Failin, çocuğunu silahla tehdit ettiğini kaydeden Anne, “Gece gündüz eivn içindeydi, korucu olması asla bir şeyi değiştirmez. Asla korkmadım, öfkem korkumdan daha büyüktü. Silah göstermişti, kızımı ölümle tehdit etmişti. Silahını göstererek, ‘annenle babanı öldürürüm’ demişti. Birçok kez eşim, korucunun şikayetiyle karakola asılsız yere ifadeye çağırılıyordu. Yine siyasi düşüncemiz hedef alınarak birçok kez mahkemede bize çeşitli şekillerde iftiralar atıldı. Ancak en sonunda ceza aldı. Bu süre zarfında defalarca öldüm, ancak her şeye rağmen, tekrar direniyordum” dedi. Anne, “Direnin, direnerek kazanacaksınız, bunu bizzat yaşayarak gördüm” diye çağrıda bulundu. 
 
‘Ailenin üzerinde bir baskı olduğunu anlayabiliyorduk’
 
STAR Kadın Derneği’nden Ruken Ay ise, faile verilen cezanın tüm aklama çabalarına rağmen “emsal” bir karar olduğunu söyledi. Ruken, “Buna benzer birçok davanın maalesef bu coğrafyada yaşandığını biliyoruz.  Bazen davaları ele aldığımızda sosyolojik  gerçekleri arka plana atamayız. Bunun için de salona ilk girdiğimizde bunu anlayabiliyoruz. Mağdur taraftan herhangi bir kişinin gelmediğini gördük. Katılımların psikolojik olarak değil bir cebir ve hile olmadığını hemen fark edebildik.

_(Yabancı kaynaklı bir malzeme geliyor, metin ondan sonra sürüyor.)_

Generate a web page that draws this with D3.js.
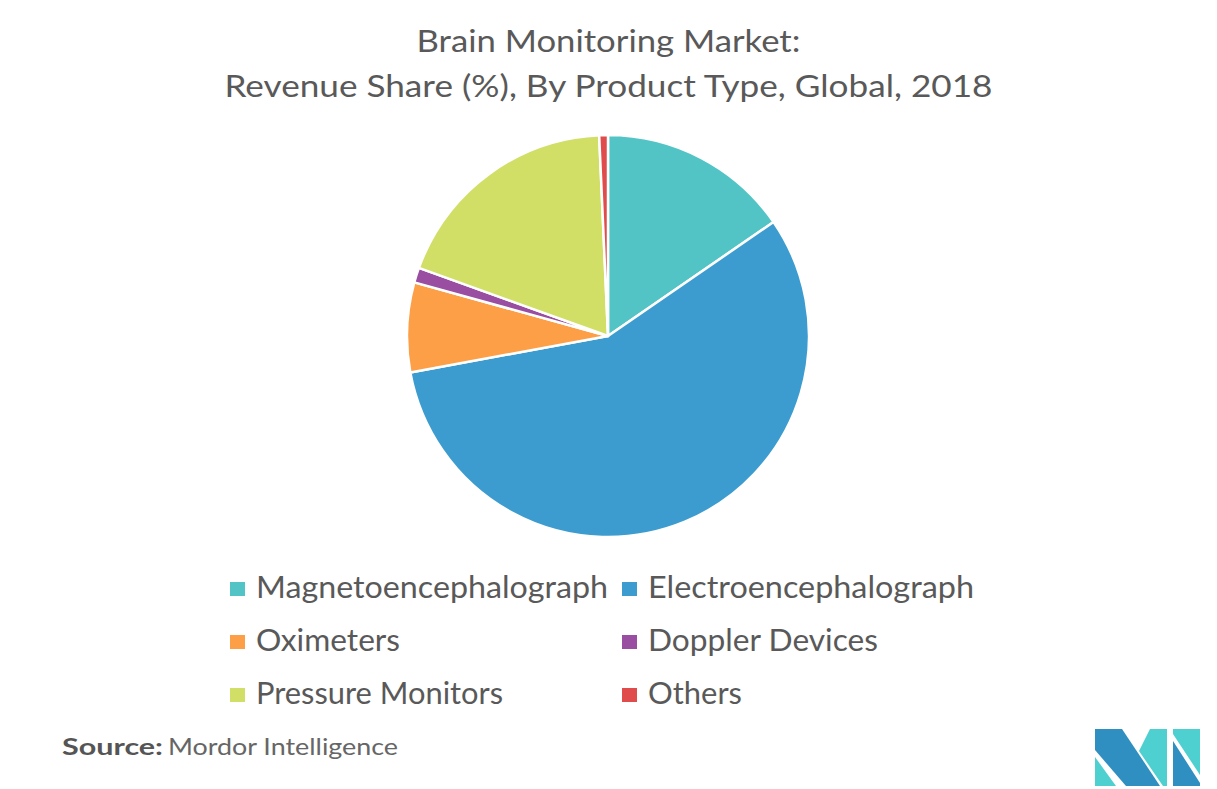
<!DOCTYPE html>
<html>
<head>
<meta charset="utf-8">
<script src="https://cdn.jsdelivr.net/npm/d3@7"></script>
<style>
  html, body { margin: 0; padding: 0; background: #fff; }
  svg { display: block; font-family: Lato, "Open Sans", sans-serif; }
</style>
</head>
<body>
<svg id="chart" width="1217" height="789"></svg>
<script>
const categories = ["Magnetoencephalograph", "Electroencephalograph", "Oximeters", "Doppler Devices", "Pressure Monitors", "Others"];
const shares = [15.4, 56.7, 7.2, 1.2, 18.8, 0.7];
const colors = ["#52c4c6", "#3d9ccf", "#fd9f47", "#994ea1", "#d1df67", "#e04b4b"];
const titleLines = ["Brain Monitoring Market:", "Revenue Share (%), By Product Type, Global, 2018"];

const svg = d3.select("#chart");
const textColor = "#595959";

// Title
const titleWidths = [384, 768];
const titleY = [52, 97];
titleLines.forEach((t, i) => {
  svg.append("text")
    .attr("x", 608.5).attr("y", titleY[i])
    .attr("text-anchor", "middle")
    .attr("font-size", 31)
    .attr("fill", textColor)
    .attr("textLength", titleWidths[i])
    .attr("lengthAdjust", "spacingAndGlyphs")
    .text(t);
});

// Pie
const cx = 608, cy = 336, r = 201;
const data = categories.map((c, i) => ({ name: c, value: shares[i], color: colors[i] }));
const pie = d3.pie().value(d => d.value).sort(null).startAngle(0).endAngle(2 * Math.PI);
const arc = d3.arc().innerRadius(0).outerRadius(r);
svg.append("g").attr("transform", `translate(${cx},${cy})`)
  .selectAll("path").data(pie(data)).join("path")
  .attr("d", arc)
  .attr("fill", d => d.data.color)
  .attr("stroke", "#fff")
  .attr("stroke-width", 2.5)
  .attr("stroke-linejoin", "round");

// Legend
const colX = [230, 622];
const rowY = [598, 651, 704];
const labelWidths = [352, 326, 144, 230, 247, 94];
const legend = svg.append("g");
data.forEach((d, i) => {
  const col = i % 2, row = Math.floor(i / 2);
  const g = legend.append("g");
  g.append("rect").attr("x", colX[col]).attr("y", rowY[row] - 16).attr("width", 15).attr("height", 14).attr("fill", d.color);
  g.append("text").attr("x", colX[col] + 26).attr("y", rowY[row])
    .attr("font-size", 30).attr("fill", textColor)
    .attr("textLength", labelWidths[i]).attr("lengthAdjust", "spacingAndGlyphs")
    .text(d.name);
});

// Source
svg.append("text").attr("x", 62).attr("y", 755).attr("font-size", 23).attr("fill", "#555")
  .attr("font-weight", "bold").attr("textLength", 101).attr("lengthAdjust", "spacingAndGlyphs").text("Source:");
svg.append("text").attr("x", 168).attr("y", 755).attr("font-size", 23).attr("fill", "#666")
  .attr("textLength", 230).attr("lengthAdjust", "spacingAndGlyphs").text("Mordor Intelligence");

// Logo
const logo = svg.append("g");
const dark = "#2e8fc0", light = "#4ecfd0";
const polys = [
  { c: dark, p: [[1095,729],[1122,729],[1160,786],[1126,786],[1095,750]] },
  { c: light, p: [[1095,757],[1095,786],[1116,786]] },
  { c: light, p: [[1150,729],[1167,729],[1167,786],[1163,786],[1139,751]] },
  { c: light, p: [[1173,729],[1200,729],[1200,775],[1173,734]] },
  { c: dark, p: [[1173,741],[1200,783],[1200,786],[1173,786]] }
];
polys.forEach(o => logo.append("polygon").attr("points", o.p.map(q => q.join(",")).join(" ")).attr("fill", o.c));
</script>
</body>
</html>
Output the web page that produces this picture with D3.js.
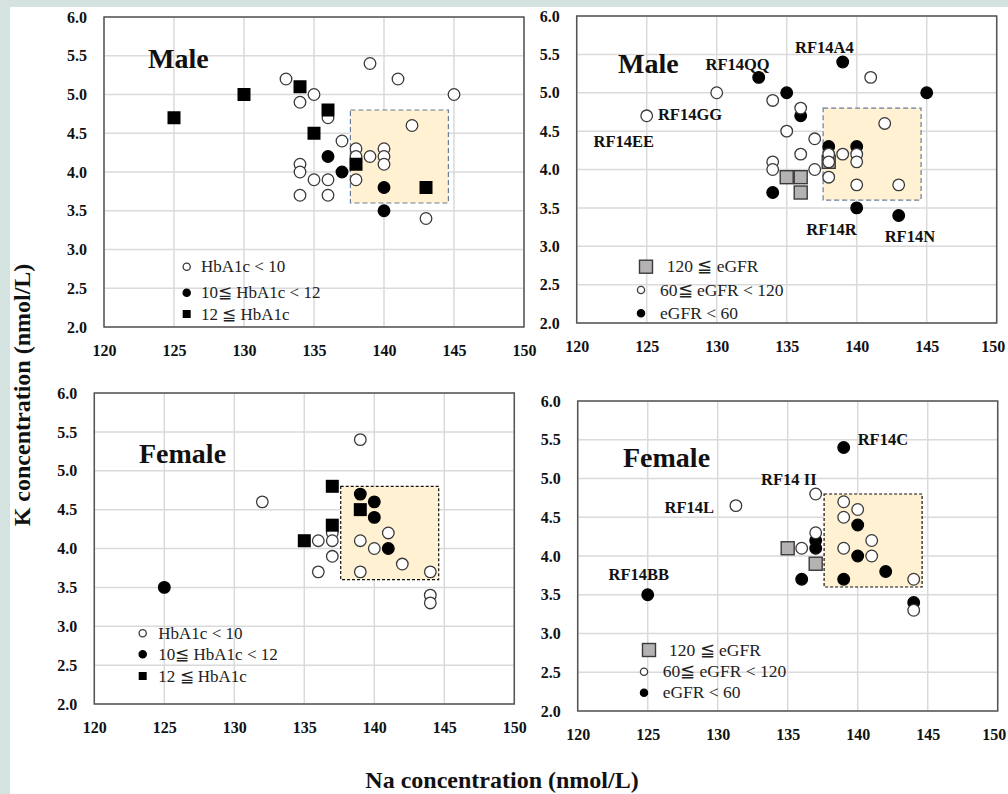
<!DOCTYPE html>
<html>
<head>
<meta charset="utf-8">
<script src="https://cdn.jsdelivr.net/npm/d3@7"></script>
<style>
  body { margin: 0; background: #fff; }
  svg { display: block; font-family: "Liberation Serif", "Times New Roman", serif; }
  svg text { font-family: "Liberation Serif", "Times New Roman", serif; }
</style>
</head>
<body>
<svg id="chart" width="1008" height="794"></svg>
<script>
// ---- axis ticks ----
const naTicks = [120, 125, 130, 135, 140, 145, 150];
const kTicks = [2.0, 2.5, 3.0, 3.5, 4.0, 4.5, 5.0, 5.5, 6.0];

// reference range (shaded box)
const naNormal = [137.6, 144.6];
const kNormal = [3.6, 4.8];

// ---- Male, grouped by HbA1c : [Na, K] ----
const maleA1cLow = [[133,5.2],[134,4.9],[134,4.1],[134,4.0],[134,3.7],[135,5.0],[136,4.7],[137,4.4],
  [135,3.9],[136,3.9],[136,3.7],[139,5.4],[141,5.2],[145,5.0],[142,4.6],[138,4.3],[138,4.2],
  [139,4.2],[140,4.3],[140,4.2],[140,4.1],[138,3.9],[143,3.4]];
const maleA1cMid = [[136,4.2],[137,4.0],[140,3.8],[140,3.5]];
const maleA1cHigh = [[125,4.7],[130,5.0],[134,5.1],[136,4.8],[135,4.5],[138,4.1],[143,3.8]];

// ---- Male, grouped by eGFR ----
const maleGfrHigh = [[135,3.9],[136,3.9],[136,3.7],[138,4.1]];
const maleGfrMid = [[130,5.0],[125,4.7],[134,4.9],[135,4.5],[134,4.1],[134,4.0],[141,5.2],[136,4.8],
  [137,4.4],[136,4.2],[138,4.2],[139,4.2],[140,4.2],[138,4.1],[140,4.1],[137,4.0],[138,3.9],
  [140,3.8],[143,3.8],[142,4.6]];
const maleGfrLow = [[133,5.2],[135,5.0],[139,5.4],[145,5.0],[136,4.7],[138,4.3],[140,4.3],[134,3.7],
  [140,3.5],[143,3.4]];
const maleIds = [["RF14QQ",129.2,5.30],["RF14GG",125.8,4.645],["RF14EE",121.2,4.29],
  ["RF14A4",135.6,5.52],["RF14R",136.4,3.15],["RF14N",142.0,3.06]];

// ---- Female, grouped by HbA1c ----
const femA1cLow = [[132,4.6],[139,5.4],[137,4.2],[137,4.1],[136,4.1],[139,4.1],[141,4.2],[140,4.0],
  [137,3.9],[142,3.8],[136,3.7],[139,3.7],[144,3.7],[144,3.4],[144,3.3]];
const femA1cMid = [[125,3.5],[139,4.7],[140,4.6],[140,4.4],[141,4.0]];
const femA1cHigh = [[137,4.8],[139,4.5],[137,4.3],[135,4.1]];

// ---- Female, grouped by eGFR ----
const femGfrHigh = [[135,4.1],[137,3.9]];
const femGfrMid = [[131.3,4.65],[137,4.8],[139,4.7],[140,4.6],[139,4.5],[137,4.3],[136,4.1],[141,4.2],
  [139,4.1],[141,4.0],[144,3.7],[144,3.3]];
const femGfrLow = [[125,3.5],[139,5.4],[140,4.4],[137,4.2],[137,4.1],[140,4.0],[142,3.8],[136,3.7],
  [139,3.7],[144,3.4]];
const femIds = [["RF14C",140.0,5.43],["RF14 II",133.1,4.92],["RF14L",126.2,4.55],["RF14BB",122.2,3.69]];

// ---- legend texts ----
const a1cLegend = ["HbA1c < 10", "10\u2266 HbA1c < 12", "12 \u2266 HbA1c"];
const gfrLegend = ["120 \u2266 eGFR", "60\u2266 eGFR < 120", "eGFR < 60"];

// ---- marker styles ----
const STYLE = {
  open:   { shape: "circle", fill: "#fff", stroke: "#3a3a3a" },
  filled: { shape: "circle", fill: "#000", stroke: "#000" },
  square: { shape: "square", fill: "#000", stroke: "#000" },
  gray:   { shape: "square", fill: "#b4b2b2", stroke: "#3a3a3a" }
};

// ---- panel layout ----
const panels = [
  { title: "Male", titlePos: [148, 68], x: [104, 524], y: [327, 17],
    boxStroke: "#6a7d9c", boxDash: "5,3",
    series: [[maleA1cLow, "open"], [maleA1cMid, "filled"], [maleA1cHigh, "square"]],
    ids: [],
    legend: { labels: a1cLegend, kinds: ["open", "filled", "square"],
      rows: [266.7, 292.7, 314], mx: [186.7, 186.7, 186.7], tx: [201, 201, 201], size: 17 } },
  { title: "Male", titlePos: [618, 73], x: [576.7, 996.7], y: [323, 16],
    boxStroke: "#6a7d9c", boxDash: "5,3",
    series: [[maleGfrHigh, "gray"], [maleGfrLow, "filled"], [maleGfrMid, "open"]],
    ids: maleIds,
    legend: { labels: gfrLegend, kinds: ["gray", "open", "filled"],
      rows: [266.7, 290, 313.3], mx: [646, 641, 641], tx: [666.7, 660, 660], size: 17.5 } },
  { title: "Female", titlePos: [139, 463], x: [94.3, 514.3], y: [704, 393],
    boxStroke: "#111", boxDash: "3,2",
    series: [[femA1cLow, "open"], [femA1cMid, "filled"], [femA1cHigh, "square"]],
    ids: [],
    legend: { labels: a1cLegend, kinds: ["open", "filled", "square"],
      rows: [633.3, 654.3, 676], mx: [142.7, 142.7, 142.7], tx: [158.3, 158.3, 158.3], size: 17 } },
  { title: "Female", titlePos: [623, 467], x: [577.7, 997.7], y: [711, 401],
    boxStroke: "#111", boxDash: "3,2",
    series: [[femGfrHigh, "gray"], [femGfrLow, "filled"], [femGfrMid, "open"]],
    ids: femIds,
    legend: { labels: gfrLegend, kinds: ["gray", "open", "filled"],
      rows: [650, 671.7, 692.7], mx: [649, 644, 644], tx: [669, 662.7, 662.7], size: 17.5 } }
];

const svg = d3.select("#chart");

// page background with tinted margin strip
svg.append("rect").attr("width", 1008).attr("height", 794).attr("fill", "#d4e2e0");
svg.append("rect").attr("x", 10).attr("y", 7).attr("width", 998).attr("height", 787).attr("fill", "#fff");

function drawMarker(g, kind, cx, cy, r, side) {
  const s = STYLE[kind];
  if (s.shape === "circle") {
    g.append("circle").attr("cx", cx).attr("cy", cy).attr("r", r)
      .attr("fill", s.fill).attr("stroke", s.stroke).attr("stroke-width", 1.3);
  } else {
    g.append("rect").attr("x", cx - side / 2).attr("y", cy - side / 2)
      .attr("width", side).attr("height", side)
      .attr("fill", s.fill).attr("stroke", s.stroke).attr("stroke-width", kind === "gray" ? 1.4 : 0);
  }
}

panels.forEach(p => {
  const x = d3.scaleLinear().domain([120, 150]).range(p.x);
  const y = d3.scaleLinear().domain([2, 6]).range(p.y);
  const g = svg.append("g");

  // grid
  g.append("g").selectAll("line").data(naTicks).join("line")
    .attr("x1", d => x(d)).attr("x2", d => x(d)).attr("y1", y(2)).attr("y2", y(6))
    .attr("stroke", "#dadada").attr("stroke-width", 1.5);
  g.append("g").selectAll("line").data(kTicks).join("line")
    .attr("x1", x(120)).attr("x2", x(150)).attr("y1", d => y(d)).attr("y2", d => y(d))
    .attr("stroke", "#dadada").attr("stroke-width", 1.5);

  // reference range box
  g.append("rect")
    .attr("x", x(naNormal[0])).attr("y", y(kNormal[1]))
    .attr("width", x(naNormal[1]) - x(naNormal[0])).attr("height", y(kNormal[0]) - y(kNormal[1]))
    .attr("fill", "#fff1d1").attr("stroke", p.boxStroke).attr("stroke-width", 1.2)
    .attr("stroke-dasharray", p.boxDash);

  // frame
  g.append("rect").attr("x", x(120)).attr("y", y(6))
    .attr("width", x(150) - x(120)).attr("height", y(2) - y(6))
    .attr("fill", "none").attr("stroke", "#555").attr("stroke-width", 1.5);

  // axes
  const ax = g.append("g").attr("transform", `translate(0,${y(2)})`)
    .call(d3.axisBottom(x).tickValues(naTicks).tickSize(0).tickPadding(18).tickFormat(d3.format("d")));
  const ay = g.append("g").attr("transform", `translate(${x(120)},0)`)
    .call(d3.axisLeft(y).tickValues(kTicks).tickSize(0).tickPadding(17).tickFormat(d3.format(".1f")));
  [ax, ay].forEach(a => {
    a.attr("font-family", null).attr("font-size", null);
    a.select(".domain").remove();
    a.selectAll("text").attr("font-size", 16).attr("font-weight", "bold").attr("fill", "#111");
  });
  // keep the last tick label inside the page edge
  ax.selectAll("text").filter(d => x(d) > 990).attr("dx", -4);

  // points
  p.series.forEach(([data, kind]) => {
    const sg = g.append("g");
    data.forEach(d => drawMarker(sg, kind, x(d[0]), y(d[1]), 5.8, 13));
  });

  // sample identifiers
  g.append("g").selectAll("text").data(p.ids).join("text")
    .attr("x", d => x(d[1])).attr("y", d => y(d[2]))
    .attr("font-size", 16.5).attr("font-weight", "bold").attr("fill", "#111")
    .text(d => d[0]);

  // panel title
  g.append("text").attr("x", p.titlePos[0]).attr("y", p.titlePos[1])
    .attr("font-size", 28).attr("font-weight", "bold").attr("fill", "#111").text(p.title);

  // legend
  const L = p.legend;
  L.labels.forEach((lab, i) => {
    const kind = L.kinds[i];
    const side = kind === "gray" ? 13 : 8;
    drawMarker(g, kind, L.mx[i], L.rows[i], 3.6, side);
    g.append("text").attr("x", L.tx[i]).attr("y", L.rows[i] + 5.5)
      .attr("font-size", L.size).attr("fill", "#222").text(lab);
  });
});

// shared axis titles
svg.append("text").attr("x", 502).attr("y", 788).attr("text-anchor", "middle")
  .attr("font-size", 24).attr("font-weight", "bold").attr("fill", "#111")
  .text("Na concentration (nmol/L)");
svg.append("text").attr("transform", "translate(30,395) rotate(-90)").attr("text-anchor", "middle")
  .attr("font-size", 24).attr("font-weight", "bold").attr("fill", "#111")
  .text("K concentration (nmol/L)");
</script>
</body>
</html>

Bunu takiben çok garip bir şekilde babanın çocuklarının yanında aile bireyleriyle katıldığını ve duruşmadaki bu çarpıklıklar gözümüze ilk etapta çarptı. Biz de 8 avukatımızla birlikte salondaydık"  diye devam etti.
 
Annenin güçlü duruşu etkili oldu
 
Savunmalarda, çocuğun ve ailenin yaşadıklarını, öfkelerini dile getirdiklerini söyleyen Ruken, “İstismarı yapan bir kolluk gücü olması, baskıyı doğal olarak oluşturuyor. Mağdur küçük bir çocuk ve istismar sonrasında da tehditlerini hissettirmiş. Çocuk kanununda ilk maddede bunu söyleriz. 18 yaşın altında herkes çocuktur. Bu istismarın sistematikleşmesi ile yine koşullar olarak uzak bir köyde olmasının yaratmış olduğu bir dezavantaj var. Ulaşacağı bir dayanışma ağının olmaması sebebiyle yalnız hissetme duygusunun yaratmış olduğu bir mağduriyet var. Annenin yalnız kalmasının, dile getirmemesinin ve bunun sorumluluğu… Bunun yaygınlaşmasını istiyoruz ve bunun kamuoyunda önemli bir yer edinmesini istiyoruz.  Çünkü buradaki coğrafyayı, yaşanan sistematik tahripleri insanların yalnızlığa karşı, bizler dernekler ve geri kalan sağduyulu insanlar güç verebiliriz. Öte yandan annenin duruşu çok önemli. Duyarlı bir anne ve güçlü bir kadının olması da olayın duyurulmasında etkili oldu” ifadelerini kullandı.